Statute of Limitations
The court determined that Pinney's claims were barred by the statute of limitations, which diminished the viability of their arguments. It explained that under California law, claims for fraud must be brought within three years from the date of discovery of the fraud. The court found that no actionable fraud had taken place within the relevant time frame, which further supported Chrysler's defense. Additionally, the court indicated that Pinney had not demonstrated any concealment on Chrysler's part that would excuse the delay in bringing their claims. The absence of evidence showing that Chrysler lulled Pinney into a false sense of security negated any arguments for extending the statute of limitations.

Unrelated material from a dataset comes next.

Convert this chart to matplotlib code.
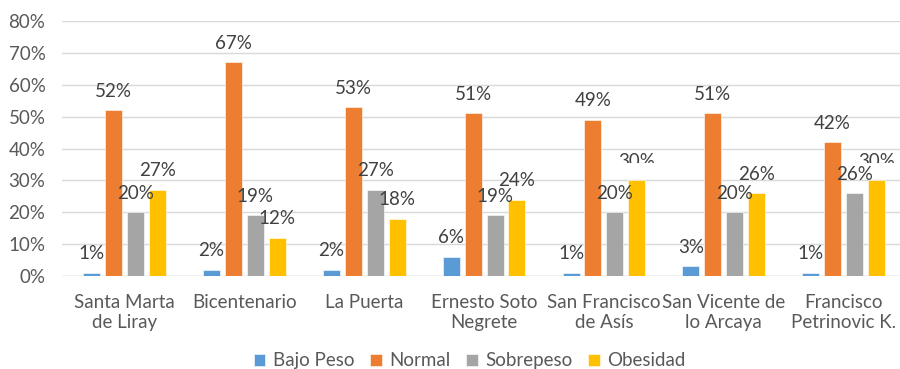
import matplotlib.pyplot as plt
import numpy as np
from matplotlib.patches import Rectangle
from matplotlib.ticker import PercentFormatter
from matplotlib.transforms import offset_copy

plt.rcParams["font.family"] = ["Lato", "DejaVu Sans"]

escuelas = ["Santa Marta\nde Liray", "Bicentenario", "La Puerta", "Ernesto Soto\nNegrete",
            "San Francisco\nde Asís", "San Vicente de\nlo Arcaya", "Francisco\nPetrinovic K."]
bajo_peso = [1, 2, 2, 6, 1, 3, 1]
normal = [52, 67, 53, 51, 49, 51, 42]
sobrepeso = [20, 19, 27, 19, 20, 20, 26]
obesidad = [27, 12, 18, 24, 30, 26, 30]

series = [
    ("Bajo Peso", bajo_peso, "#5B9BD5"),
    ("Normal", normal, "#ED7D31"),
    ("Sobrepeso", sobrepeso, "#A5A5A5"),
    ("Obesidad", obesidad, "#FFC000"),
]

TXT = "#595959"
LBL = "#404040"
FS = 13.5

fig = plt.figure(figsize=(9, 3.69), dpi=100)
ax = fig.add_axes([0.069, 0.252, 0.935, 0.691])

x = np.arange(len(escuelas))
step, width = 0.183, 0.142
above = offset_copy(ax.transData, fig=fig, y=19, units="dots")
for i, (name, vals, color) in enumerate(series):
    xs = x + (i - 1.5) * step
    ax.bar(xs, vals, width, color=color, label=name, zorder=2,
           edgecolor="white", linewidth=0.4)
    for xi, v in zip(xs, vals):
        t = ax.text(xi, v, f"{v}%", transform=above, ha="center", va="center",
                    fontsize=FS, color=LBL, zorder=4)
        # the two 30% labels get cut off along their lower half
        if name == "Obesidad" and v == 30:
            t.set_clip_on(True)
            t.set_clip_path(Rectangle((-1, 35.4), 10, 100, transform=ax.transData))

ax.set_xlim(-0.52, 6.5)
ax.set_ylim(0, 80)
ax.set_yticks(range(0, 81, 10))
ax.yaxis.set_major_formatter(PercentFormatter(decimals=0))
ax.set_xticks(x)
ax.set_xticklabels(escuelas, fontsize=FS, color=TXT, linespacing=1.2)
ax.tick_params(axis="y", labelsize=FS, labelcolor=TXT, length=0, pad=12)
ax.tick_params(axis="x", length=0, pad=13)
ax.grid(axis="y", color="#D9D9D9", lw=1, zorder=0)
for s in ax.spines.values():
    s.set_visible(False)
ax.axhline(0, color="#D9D9D9", lw=1, zorder=1)

fig.legend(loc="center", bbox_to_anchor=(0.522, 0.022), ncol=4, frameon=False,
           fontsize=FS, labelcolor=TXT, handlelength=0.6, handleheight=0.6,
           handletextpad=0.4, columnspacing=0.85)

fig.savefig("out.png", dpi=100)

The court's analysis underscored the importance of timely action in pursuing legal remedies for fraud and the necessity for plaintiffs to be vigilant in asserting their rights. As a result, the court ruled that the claims were time-barred, reinforcing Chrysler's position against liability.
Conclusion
In conclusion, the court ruled in favor of Chrysler, finding no basis for Pinney's claims of fraud, deceit, or violations of the Automobile Dealers Act. The evidence presented did not support allegations of false promises or coercive behavior by Chrysler, and the court highlighted Pinney's voluntary actions in terminating the dealership. The court emphasized the lack of clear and convincing evidence of any fraudulent intent by Chrysler, which was crucial in its ruling. Furthermore, the statute of limitations barred the claims, as no actionable fraud occurred within the relevant period. The court's findings underscored the necessity for a plaintiff to establish a strong evidentiary basis when alleging fraud and the importance of adhering to statutory deadlines. Ultimately, the judgment was for Chrysler, affirming its legal standing in the matter.